Question

Find the relative extreme values of each function.\n$$f(x, y)=6 x y - x^{3} - 3 y^{2}$$

Answer

**step1 Calculate First Partial Derivatives**

To find the potential locations of extreme values for a multivariable function, we first need to find where the instantaneous rate of change (slope) in both the x and y directions is zero. This is done by calculating the first partial derivatives of the function with respect to x and y.
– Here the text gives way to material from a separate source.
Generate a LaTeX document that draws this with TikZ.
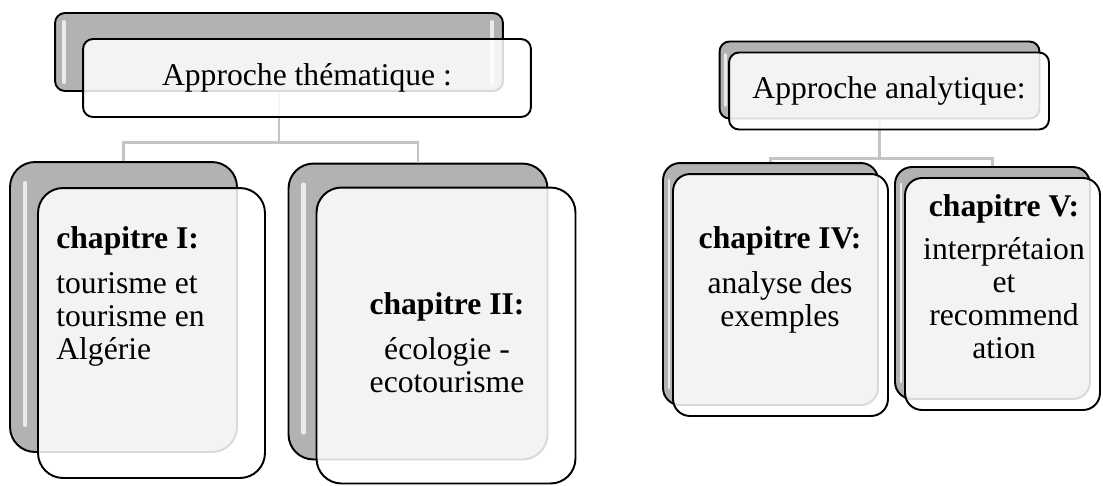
\documentclass[tikz,border=0pt]{standalone}
\usepackage{fontspec}
\setmainfont{Liberation Serif}
\definecolor{backgray}{HTML}{B2B2B2}
\definecolor{linkgray}{HTML}{C4C4C4}
\tikzset{
    backbox/.style={rectangle, draw=black, line width=1.1pt, fill=backgray},
    frontbox/.style={rectangle, draw=black, line width=1.1pt, fill=white, fill opacity=0.85, text opacity=1},
    shine/.style={white, line width=2.4pt, line cap=round, opacity=0.75},
    link/.style={linkgray, line width=1.7pt},
    chaptext/.style={inner sep=0pt, font=\fontsize{18}{18.8}\selectfont}
}
\begin{document}
\begin{tikzpicture}[x=0.02cm, y=-0.02cm]
    \useasboundingbox (0,0) rectangle (1103,485);

    % back shapes
    \node[backbox, minimum width=8.96cm, minimum height=1.56cm, rounded corners=0.2cm] (themaB) at (279,52) {};
    \node[backbox, minimum width=4.54cm, minimum height=5.8cm, rounded corners=0.5cm] (ch1B) at (123.5,307) {};
    \node[backbox, minimum width=5.18cm, minimum height=5.92cm, rounded corners=0.5cm] (ch2B) at (418,311.5) {};
    \node[backbox, minimum width=6.4cm, minimum height=1.54cm, rounded corners=0.2cm] (anaB) at (879.5,80) {};
    \node[backbox, minimum width=4.3cm, minimum height=4.84cm, rounded corners=0.34cm] (ch4B) at (770.5,284) {};
    \node[backbox, minimum width=3.9cm, minimum height=4.64cm, rounded corners=0.34cm] (ch5B) at (992.5,283) {};

    % highlights on the back shapes
    \draw[shine] ([shift={(10,10)}]themaB.north west) -- ([shift={(10,-10)}]themaB.south west);
    \draw[shine] ([shift={(-12,10)}]themaB.north east) -- ([shift={(-12,-10)}]themaB.south east);
    \draw[shine] ([shift={(16,22)}]ch1B.north west) -- ([shift={(16,-28)}]ch1B.south west);
    \draw[shine] ([shift={(16,22)}]ch2B.north west) -- ([shift={(16,-28)}]ch2B.south west);
    \draw[shine, line width=1.6pt] ([shift={(7,14)}]anaB.north west) -- ([shift={(7,-14)}]anaB.south west);
    \draw[shine, line width=1.6pt] ([shift={(7,18)}]ch4B.north west) -- ([shift={(7,-18)}]ch4B.south west);
    \draw[shine, line width=1.6pt] ([shift={(7,18)}]ch5B.north west) -- ([shift={(7,-18)}]ch5B.south west);

    % connectors
    \draw[link] (themaB.south) -- ++(0,51) -| (ch1B.north);
    \draw[link] (themaB.south) -- ++(0,51) -| (ch2B.north);
    \draw[link] (anaB.south) -- ++(0,39) -| (ch4B.north);
    \draw[link] (anaB.south) -- ++(0,39) -| (ch5B.north);

    % front shapes
    \node[frontbox, minimum width=8.96cm, minimum height=1.56cm, rounded corners=0.2cm, font=\fontsize{18}{18.8}\selectfont] (themaF) at (307,78) {Approche thématique :};
    \node[frontbox, minimum width=4.54cm, minimum height=5.8cm, rounded corners=0.5cm] (ch1F) at (151.5,333) {};
    \node[frontbox, minimum width=5.18cm, minimum height=5.92cm, rounded corners=0.5cm] (ch2F) at (446,335.5) {};
    \node[frontbox, minimum width=6.4cm, minimum height=1.54cm, rounded corners=0.2cm, font=\fontsize{18}{18.8}\selectfont] (anaF) at (889,91) {Approche analytique:};
    \node[frontbox, minimum width=4.3cm, minimum height=4.84cm, rounded corners=0.34cm] (ch4F) at (780.5,295) {};
    \node[frontbox, minimum width=3.9cm, minimum height=4.64cm, rounded corners=0.34cm] (ch5F) at (1002.5,294) {};

    % chapter texts
    \node[chaptext, anchor=north west, align=left] (ch1T) at (56,226) {\textbf{chapitre I:}\\[6.8pt]tourisme et\\tourisme en\\Algérie};
    \node[chaptext, anchor=north, align=center] (ch2T) at (447,292) {\textbf{chapitre II:}\\[6.8pt]écologie -\\ecotourisme};
    \node[chaptext, anchor=north, align=center] (ch4T) at (780,226) {\textbf{chapitre IV:}\\[6.8pt]analyse des\\exemples};
    \node[chaptext, anchor=north, align=center] (ch5T) at (1004,194) {\textbf{chapitre V:}\\[5.5pt]interprétaion\\et\\recommend\\ation};
\end{tikzpicture}
\end{document}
For the given function $$f(x, y)=6 x y - x^{3} - 3 y^{2}$$, we treat y as a constant when differentiating with respect to x, and x as a constant when differentiating with respect to y.

$$ \frac{\partial f}{\partial x} = 6y - 3x^2 $$

$$ \frac{\partial f}{\partial y} = 6x - 6y $$

**step2 Find Critical Points**

Critical points are the points (x, y) where both first partial derivatives are equal to zero. These points are candidates for relative maxima, minima, or saddle points. We set the partial derivatives found in the previous step to zero and solve the resulting system of equations.

$$ 6y - 3x^2 = 0 \quad (1) $$

$$ 6x - 6y = 0 \quad (2) $$

From equation (2), we can deduce the relationship between x and y:

$$ 6x = 6y \Rightarrow y = x $$

Substitute $$y = x$$ into equation (1):

$$ 6x - 3x^2 = 0 $$

Factor out $$3x$$ from the equation:

$$ 3x(2 - x) = 0 $$

This gives two possible values for x:

$$ 3x = 0 \Rightarrow x = 0 $$

$$ 2 - x = 0 \Rightarrow x = 2 $$

Since $$y = x$$, the corresponding y-values are:

If $$x = 0$$, then $$y = 0$$. This gives the critical point $$(0, 0)$$.

If $$x = 2$$, then $$y = 2$$. This gives the critical point $$(2, 2)$$.

**step3 Calculate Second Partial Derivatives**

To classify the critical points, we use the Second Derivative Test, which requires calculating the second partial derivatives of the function. These are $$f_{xx}$$, $$f_{yy}$$, and $$f_{xy}$$.

$$ f_{xx} = \frac{\partial}{\partial x}(6y - 3x^2) = -6x $$

$$ f_{yy} = \frac{\partial}{\partial y}(6x - 6y) = -6 $$

$$ f_{xy} = \frac{\partial}{\partial y}(6y - 3x^2) = 6 $$

**step4 Apply the Second Derivative Test**

The Second Derivative Test involves evaluating a discriminant, $$D(x, y)$$, at each critical point. The discriminant is defined as $$D(x, y) = f_{xx} f_{yy} - (f_{xy})^2$$.

$$ D(x, y) = (-6x)(-6) - (6)^2 $$

$$ D(x, y) = 36x - 36 $$

Now we evaluate $$D(x, y)$$ and $$f_{xx}$$ at each critical point:

For critical point $$(0, 0)$$:

$$ D(0, 0) = 36(0) - 36 = -36 $$

Since $$D(0, 0) < 0$$, the point $$(0, 0)$$ is a saddle point, meaning there is no relative extremum at this point.

For critical point $$(2, 2)$$:

$$ D(2, 2) = 36(2) - 36 = 72 - 36 = 36 $$

Since $$D(2, 2) > 0$$, we then check the sign of $$f_{xx}(2, 2)$$.

$$ f_{xx}(2, 2) = -6(2) = -12 $$

Since $$D(2, 2) > 0$$ and $$f_{xx}(2, 2) < 0$$, the point $$(2, 2)$$ corresponds to a relative maximum.

**step5 Calculate the Relative Extreme Value**

Finally, we calculate the value of the function at the relative maximum point to find the relative extreme value.

$$ f(2, 2) = 6(2)(2) - (2)^3 - 3(2)^2 $$

$$ f(2, 2) = 24 - 8 - 3(4) $$

$$ f(2, 2) = 24 - 8 - 12 $$

$$ f(2, 2) = 16 - 12 $$

$$ f(2, 2) = 4 $$

Thus, the function has a relative maximum value of 4 at the point $$(2, 2)$$.